═════ Data section ═════

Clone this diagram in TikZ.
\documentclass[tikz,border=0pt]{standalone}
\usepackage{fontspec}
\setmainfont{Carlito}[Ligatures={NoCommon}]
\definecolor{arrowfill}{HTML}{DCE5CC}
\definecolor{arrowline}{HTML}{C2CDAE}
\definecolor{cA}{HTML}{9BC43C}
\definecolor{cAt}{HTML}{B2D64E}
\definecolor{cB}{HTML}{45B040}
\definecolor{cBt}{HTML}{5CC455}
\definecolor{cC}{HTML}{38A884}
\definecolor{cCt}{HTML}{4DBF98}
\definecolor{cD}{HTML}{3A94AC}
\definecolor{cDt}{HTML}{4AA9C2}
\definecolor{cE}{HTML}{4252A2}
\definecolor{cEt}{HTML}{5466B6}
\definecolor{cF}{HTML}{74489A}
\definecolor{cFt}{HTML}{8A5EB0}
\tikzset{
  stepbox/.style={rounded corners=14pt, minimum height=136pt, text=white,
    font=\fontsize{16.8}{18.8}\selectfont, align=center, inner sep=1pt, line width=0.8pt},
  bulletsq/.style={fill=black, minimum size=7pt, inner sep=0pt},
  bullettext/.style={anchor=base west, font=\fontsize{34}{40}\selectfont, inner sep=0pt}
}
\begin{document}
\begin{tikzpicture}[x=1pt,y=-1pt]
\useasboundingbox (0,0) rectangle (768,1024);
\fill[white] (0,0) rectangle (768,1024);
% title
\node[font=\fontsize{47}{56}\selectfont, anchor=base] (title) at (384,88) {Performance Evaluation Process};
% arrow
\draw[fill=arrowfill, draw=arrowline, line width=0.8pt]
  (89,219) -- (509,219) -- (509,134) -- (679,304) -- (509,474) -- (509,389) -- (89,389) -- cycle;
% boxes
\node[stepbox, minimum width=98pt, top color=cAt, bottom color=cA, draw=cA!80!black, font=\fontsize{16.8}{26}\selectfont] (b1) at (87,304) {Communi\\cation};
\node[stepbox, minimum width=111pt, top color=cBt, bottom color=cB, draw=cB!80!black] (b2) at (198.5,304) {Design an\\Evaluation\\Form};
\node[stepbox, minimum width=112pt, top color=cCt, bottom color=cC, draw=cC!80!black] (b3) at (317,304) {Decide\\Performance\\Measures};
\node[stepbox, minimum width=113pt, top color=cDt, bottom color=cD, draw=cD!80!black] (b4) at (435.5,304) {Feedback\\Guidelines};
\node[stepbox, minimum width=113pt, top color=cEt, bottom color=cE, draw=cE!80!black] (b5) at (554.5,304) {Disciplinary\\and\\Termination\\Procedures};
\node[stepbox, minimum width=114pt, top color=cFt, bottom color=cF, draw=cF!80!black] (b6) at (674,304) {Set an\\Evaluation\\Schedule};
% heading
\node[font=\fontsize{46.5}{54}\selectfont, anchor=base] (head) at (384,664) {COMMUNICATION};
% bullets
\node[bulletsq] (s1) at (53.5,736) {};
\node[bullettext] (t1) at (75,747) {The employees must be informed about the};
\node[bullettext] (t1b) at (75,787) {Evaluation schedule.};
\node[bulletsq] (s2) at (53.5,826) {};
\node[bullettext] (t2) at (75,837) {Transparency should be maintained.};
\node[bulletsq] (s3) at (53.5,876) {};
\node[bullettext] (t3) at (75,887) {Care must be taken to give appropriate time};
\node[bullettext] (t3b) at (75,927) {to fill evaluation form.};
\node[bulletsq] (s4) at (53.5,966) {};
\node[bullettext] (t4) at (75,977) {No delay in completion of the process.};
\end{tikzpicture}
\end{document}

═════

**Task description:**
Copy out all of the lines above exactly.

**Reply to the exercise:**
Clone this diagram in TikZ.
\documentclass[tikz,border=0pt]{standalone}
\usepackage{fontspec}
\setmainfont{Carlito}[Ligatures={NoCommon}]
\definecolor{arrowfill}{HTML}{DCE5CC}
\definecolor{arrowline}{HTML}{C2CDAE}
\definecolor{cA}{HTML}{9BC43C}
\definecolor{cAt}{HTML}{B2D64E}
\definecolor{cB}{HTML}{45B040}
\definecolor{cBt}{HTML}{5CC455}
\definecolor{cC}{HTML}{38A884}
\definecolor{cCt}{HTML}{4DBF98}
\definecolor{cD}{HTML}{3A94AC}
\definecolor{cDt}{HTML}{4AA9C2}
\definecolor{cE}{HTML}{4252A2}
\definecolor{cEt}{HTML}{5466B6}
\definecolor{cF}{HTML}{74489A}
\definecolor{cFt}{HTML}{8A5EB0}
\tikzset{
  stepbox/.style={rounded corners=14pt, minimum height=136pt, text=white,
    font=\fontsize{16.8}{18.8}\selectfont, align=center, inner sep=1pt, line width=0.8pt},
  bulletsq/.style={fill=black, minimum size=7pt, inner sep=0pt},
  bullettext/.style={anchor=base west, font=\fontsize{34}{40}\selectfont, inner sep=0pt}
}
\begin{document}
\begin{tikzpicture}[x=1pt,y=-1pt]
\useasboundingbox (0,0) rectangle (768,1024);
\fill[white] (0,0) rectangle (768,1024);
% title
\node[font=\fontsize{47}{56}\selectfont, anchor=base] (title) at (384,88) {Performance Evaluation Process};
% arrow
\draw[fill=arrowfill, draw=arrowline, line width=0.8pt]
  (89,219) -- (509,219) -- (509,134) -- (679,304) -- (509,474) -- (509,389) -- (89,389) -- cycle;
% boxes
\node[stepbox, minimum width=98pt, top color=cAt, bottom color=cA, draw=cA!80!black, font=\fontsize{16.8}{26}\selectfont] (b1) at (87,304) {Communi\\cation};
\node[stepbox, minimum width=111pt, top color=cBt, bottom color=cB, draw=cB!80!black] (b2) at (198.5,304) {Design an\\Evaluation\\Form};
\node[stepbox, minimum width=112pt, top color=cCt, bottom color=cC, draw=cC!80!black] (b3) at (317,304) {Decide\\Performance\\Measures};
\node[stepbox, minimum width=113pt, top color=cDt, bottom color=cD, draw=cD!80!black] (b4) at (435.5,304) {Feedback\\Guidelines};
\node[stepbox, minimum width=113pt, top color=cEt, bottom color=cE, draw=cE!80!black] (b5) at (554.5,304) {Disciplinary\\and\\Termination\\Procedures};
\node[stepbox, minimum width=114pt, top color=cFt, bottom color=cF, draw=cF!80!black] (b6) at (674,304) {Set an\\Evaluation\\Schedule};
% heading
\node[font=\fontsize{46.5}{54}\selectfont, anchor=base] (head) at (384,664) {COMMUNICATION};
% bullets
\node[bulletsq] (s1) at (53.5,736) {};
\node[bullettext] (t1) at (75,747) {The employees must be informed about the};
\node[bullettext] (t1b) at (75,787) {Evaluation schedule.};
\node[bulletsq] (s2) at (53.5,826) {};
\node[bullettext] (t2) at (75,837) {Transparency should be maintained.};
\node[bulletsq] (s3) at (53.5,876) {};
\node[bullettext] (t3) at (75,887) {Care must be taken to give appropriate time};
\node[bullettext] (t3b) at (75,927) {to fill evaluation form.};
\node[bulletsq] (s4) at (53.5,966) {};
\node[bullettext] (t4) at (75,977) {No delay in completion of the process.};
\end{tikzpicture}
\end{document}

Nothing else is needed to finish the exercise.